There is so much about this movie that I enjoyed that it would take an essay for me to explain in great detail. I do not have the patience for such a project, but I do have to comment on the movie’s technical aspects. Not only did Rodrigo Prieto did an excellent job in re-creating the violence and confusion of the American embassy takeover, he also captured the muted glamour and insanity of Hollywood with vivid color. I could see that a great deal of his work benefited from some outstanding editing from William Goldenberg. In fact, I really have to hand it to Sharon Seymour and her production designing team for their re-creation of the 1979-1980 period in American and Iranian history. Seymour and her team were ably assisted by Peter Borck
and Deniz Göktürk’s art direction, along with Jacqueline West’s realistic looking costume designs.

But “ARGO” would have never worked by Affleck’s outstanding direction and the talented actors and actresses that were part of the cast. Not only was I impressed by Affleck’s direction, but also his subtle performance as C.I.A. operative Tony Mendez, who did not need guns and fighting skills to accomplish his task – merely brains and nerves of steel. John Goodman was marvelous as the witty and slightly cynical make-up artist, John Chambers. He also had great chemistry with both Affleck and Alan Arkin, who portrayed the sardonic and prickly Hollywood producer, Lester Siegel. I was not that kind to Bryan Cranston in my review of “TOTAL RECALL”. But it was great to see his magic again, in his fiery and funny portrayal of Mendez’s C.I.A. supervisor, Jack O’Donnell.

“ARGO” also featured some wonderful supporting performances as well. Kyle Chandler made two brief, but very memorable appearances and President Jimmy Carter’s foul-mouthed Chief of Staff, Hamilton “Ham” Jordan. It is a pity that his role was not longer. I was also impressed by those who portrayed the besieged diplomats – the always entertaining Tate Donovan, Clea DuVall, Christopher Denham and Kerry Bishé. Scoot McNairy and Rory Cochrane were especially memorable as a paranoid Joe Stafford and the hilariously sarcastic Lee Schatz. Victor Garber gave solid support as Ken Taylor, the Canadian ambassador who gave the diplomats refuge. And Sheila Vand was marvelous in the tense scenes that featured the Taylors’ Iranian housekeeper, Sahar. The movie also featured solid performances from the likes of Zeljko Ivanek, Richard Kind, Titus Welliver, Bob Gunton and Philip Baker Hall.

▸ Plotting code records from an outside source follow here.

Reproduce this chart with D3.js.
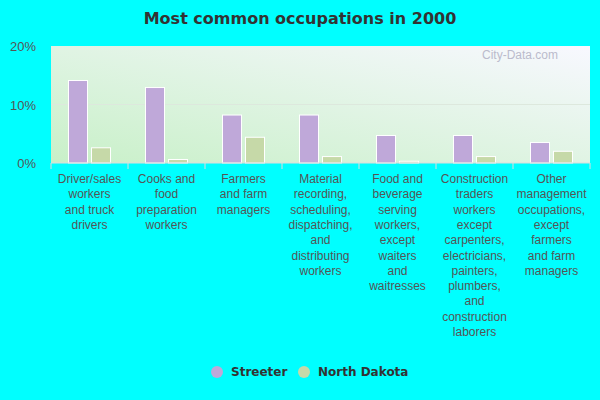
<!DOCTYPE html>
<html><head><meta charset="utf-8">
<script src="https://cdn.jsdelivr.net/npm/d3@7"></script>
<style>body{margin:0;background:#00ffff;}svg{display:block}</style>
</head><body><svg id="c" width="600" height="400"></svg>
<script>
const categories=[["Driver/sales","workers","and truck","drivers"],["Cooks and","food","preparation","workers"],["Farmers","and farm","managers"],["Material","recording,","scheduling,","dispatching,","and","distributing","workers"],["Food and","beverage","serving","workers,","except","waiters","and","waitresses"],["Construction","traders","workers","except","carpenters,","electricians,","painters,","plumbers,","and","construction","laborers"],["Other","management","occupations,","except","farmers","and farm","managers"]];
const streeter=[14.1,12.9,8.2,8.2,4.7,4.7,3.5];
const northDakota=[2.6,0.6,4.4,1.1,0.3,1.1,2.0];
const yTicks=[0,10,20];
const svg=d3.select("#c");
const L=51,R=590,T=46,B=163;
const defs=svg.append("defs");
const g=defs.append("linearGradient").attr("id","bg").attr("x1","0").attr("y1","1").attr("x2","1").attr("y2","0");
g.append("stop").attr("offset","0").attr("stop-color","#c8f0c8");
g.append("stop").attr("offset","1").attr("stop-color","#f8f8ff");
svg.append("rect").attr("x",L).attr("y",T).attr("width",R-L).attr("height",B-T).attr("fill","url(#bg)");
const x=d3.scaleBand().domain(d3.range(categories.length)).range([L,R]);
const y=d3.scaleLinear().domain([0,20]).range([B,T]);
svg.append("text").attr("x",300).attr("y",24).attr("text-anchor","middle").attr("font-family","DejaVu Sans, sans-serif").attr("font-weight","bold").attr("font-size",16).attr("fill","#333").text("Most common occupations in 2000");
svg.append("line").attr("x1",L).attr("x2",R).attr("y1",y(10)).attr("y2",y(10)).attr("stroke","#dde8dd");
yTicks.forEach(t=>svg.append("text").attr("x",36).attr("y",y(t)+5).attr("text-anchor","end").attr("font-family","Liberation Sans, Arial, sans-serif").attr("font-size",13).attr("fill","#555").text(t+"%"));
const bw=19;
categories.forEach((c,i)=>{
  const cx=x(i)+x.bandwidth()/2;
  svg.append("rect").attr("x",cx-bw-2).attr("y",y(streeter[i])).attr("width",bw).attr("height",B-y(streeter[i])).attr("fill","#bfa8d9").attr("stroke","#fff");
  svg.append("rect").attr("x",cx+2).attr("y",y(northDakota[i])).attr("width",bw).attr("height",B-y(northDakota[i])).attr("fill","#c6d9a8").attr("stroke","#fff");
  const t=svg.append("text").attr("text-anchor","middle").attr("font-family","Liberation Sans, Arial, sans-serif").attr("font-size",12).attr("fill","#555");
  c.forEach((s,k)=>t.append("tspan").attr("x",cx).attr("y",183+k*15.3).text(s));
});
d3.range(categories.length+1).forEach(i=>{const xx=i<categories.length?x(i):R;svg.append("line").attr("x1",xx).attr("x2",xx).attr("y1",B).attr("y2",B+6).attr("stroke","#ddd");});
svg.append("line").attr("x1",L).attr("x2",R).attr("y1",B).attr("y2",B).attr("stroke","#ddd");
svg.append("text").attr("x",520).attr("y",59).attr("text-anchor","middle").attr("font-family","Liberation Sans, Arial, sans-serif").attr("font-size",12).attr("fill","#bbc").text("City-Data.com");
[["Streeter","#bfa8d9",217],["North Dakota","#c6d9a8",304]].forEach(([n,c,lx])=>{
  svg.append("circle").attr("cx",lx).attr("cy",372).attr("r",6).attr("fill",c);
  svg.append("text").attr("x",lx+14).attr("y",376).attr("font-family","DejaVu Sans, sans-serif").attr("font-weight","bold").attr("font-size",12).attr("fill","#333").text(n);
});
</script></body></html>
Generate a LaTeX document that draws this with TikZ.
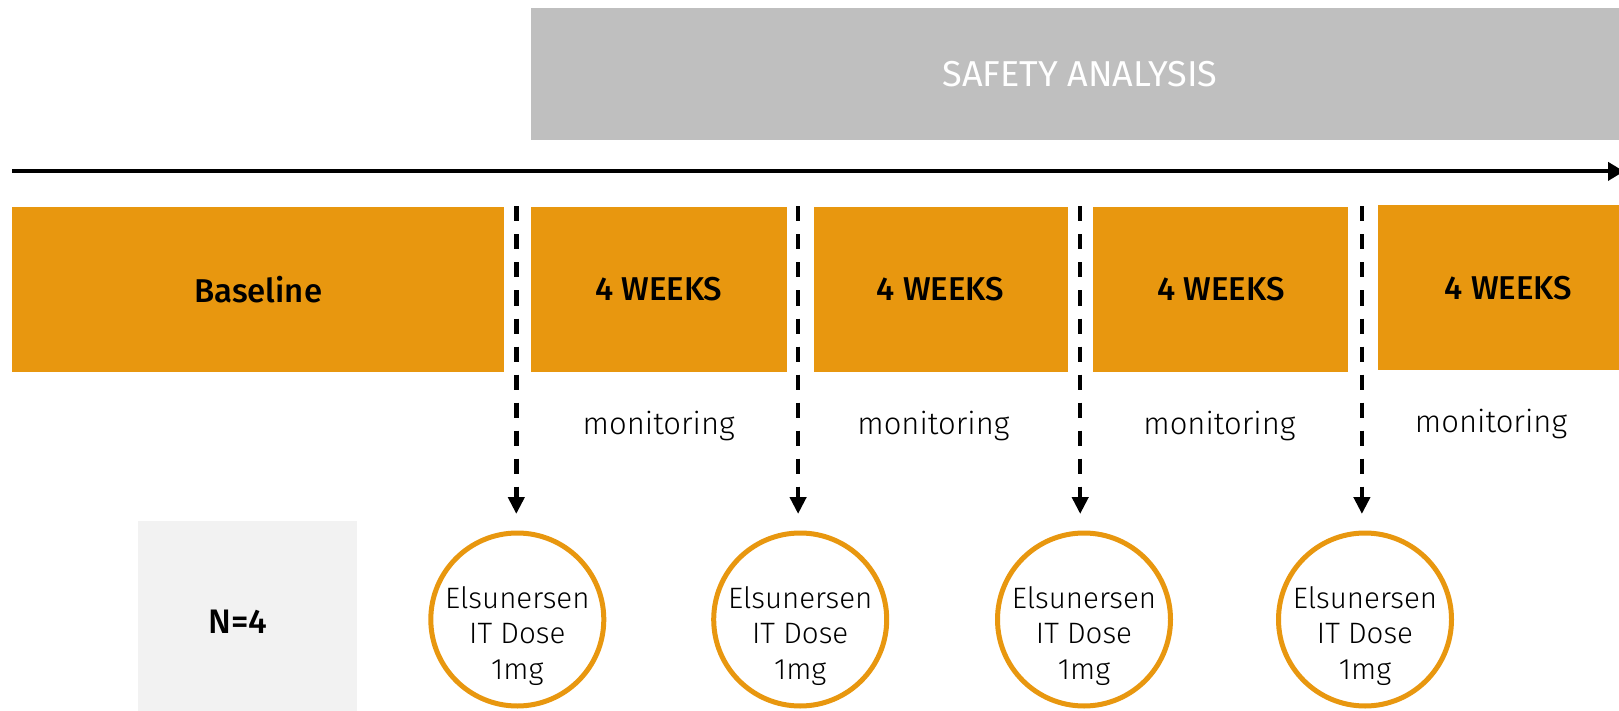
\documentclass[tikz,border=0pt]{standalone}
\usepackage{fontspec}
\setmainfont{Fira Sans}
\newfontfamily\lightfont{Fira Sans Light}
\newfontfamily\midfont{Fira Sans Medium}
\usetikzlibrary{arrows.meta}
\definecolor{amber}{HTML}{E8970F}
\definecolor{safetygrey}{HTML}{BFBFBF}
\definecolor{cohortgrey}{HTML}{F2F2F2}
\begin{document}
\begin{tikzpicture}[x=1pt,y=-1pt,
  phase/.style={rectangle, fill=amber, inner sep=0pt, minimum height=165pt,
    font=\midfont\fontsize{33}{38}\selectfont},
  dose/.style={circle, draw=amber, line width=5pt, fill=white, minimum size=173pt,
    inner sep=0pt},
  dosetext/.style={align=center, inner sep=0pt, font=\lightfont\fontsize{29.5}{35.6}\selectfont},
  note/.style={font=\lightfont\fontsize{31}{36}\selectfont},
  dasharrow/.style={line width=4.5pt, dash pattern=on 15pt off 13pt,
    -{Triangle[length=17pt,width=16pt]}},
  timeline/.style={line width=4pt, -{Triangle[length=16pt,width=18pt]}}]
\useasboundingbox (0,0) rectangle (1619,711);

% safety analysis band
\node[rectangle, fill=safetygrey, minimum width=1098pt, minimum height=132pt, inner sep=0pt]
  (safety) at (1080,74.3) {};
\node[font=\fontsize{36}{42}\selectfont, text=white] (safetylabel) at (1080,74.3) {SAFETY ANALYSIS};

% time axis
\coordinate (t0) at (12.4,171.4);
\coordinate (t1) at (1624,171.4);
\draw[timeline] (t0) -- (t1);

% study phases
\node[phase, minimum width=491.5pt] (base) at (258.1,289.1) {Baseline};
\node[phase, minimum width=256.1pt] (w1) at (658.7,289.1) {4 WEEKS};
\node[phase, minimum width=254pt] (w2) at (940.6,289.1) {4 WEEKS};
\node[phase, minimum width=255pt] (w3) at (1220.9,289.1) {4 WEEKS};
\node[phase, minimum width=260pt] (w4) at (1508.4,287.6) {4 WEEKS};

% monitoring labels
\node[note] (m1) at (658.7,426.5) {monitoring};
\node[note] (m2) at (933.4,426.5) {monitoring};
\node[note] (m3) at (1219.4,426.5) {monitoring};
\node[note] (m4) at (1491,424.4) {monitoring};

% cohort size
\node[rectangle, fill=cohortgrey, minimum width=218.8pt, minimum height=200pt, inner sep=0pt]
  (cohort) at (247.8,621.4) {};
\node[font=\midfont\fontsize{34}{40}\selectfont] (cohortlabel) at (238,621.6) {N=4};

% dosing events
\foreach \i/\x in {1/517.3, 2/800.2, 3/1084, 4/1365} {
  \node[dose] (d\i) at (\x,619.5) {};
  \node[dosetext] (dt\i) at (\x,636) {Elsunersen\\IT Dose\\1mg};
}

% dosing markers
\coordinate (a1) at (516.3,206.5);
\coordinate (a2) at (798.1,206.5);
\coordinate (a3) at (1080.2,206.5);
\coordinate (a4) at (1361.9,206.5);
\coordinate (b1) at (516.3,514);
\coordinate (b2) at (798.1,514);
\coordinate (b3) at (1080.2,514);
\coordinate (b4) at (1361.9,514);
\foreach \i in {1,...,4} \draw[dasharrow] (a\i) -- (b\i);
\end{tikzpicture}
\end{document}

Naturally, “ARGO” is not a perfect movie. Not all of it is historically accurate. This was very obvious in one shot that featured a dilapidated HOLLYWOOD sign that overlooks the Los Angeles Basin. The sign was restored to its former glory in November 1978, 14 to 15 months before Tony Mendez’s arrival in Southern California. And I found Mendez and the diplomats’ encounter with the Iranian airport security guards and escape from the country somewhat contrived and manipulative.

Flawed or not, I cannot deny that I found “ARGO” to be one of the most satisfying movies of the year. I enjoyed it that much, thanks to a first-rate script by Chris Terrio, superb direction by Affleck and an excellent cast that included John Goodman, Bryan Cranston and Alan Arkin. In the end, “ARGO” strikes me as another triumph for Affleck and his two co-producers, George Clooney and Grant Heslov.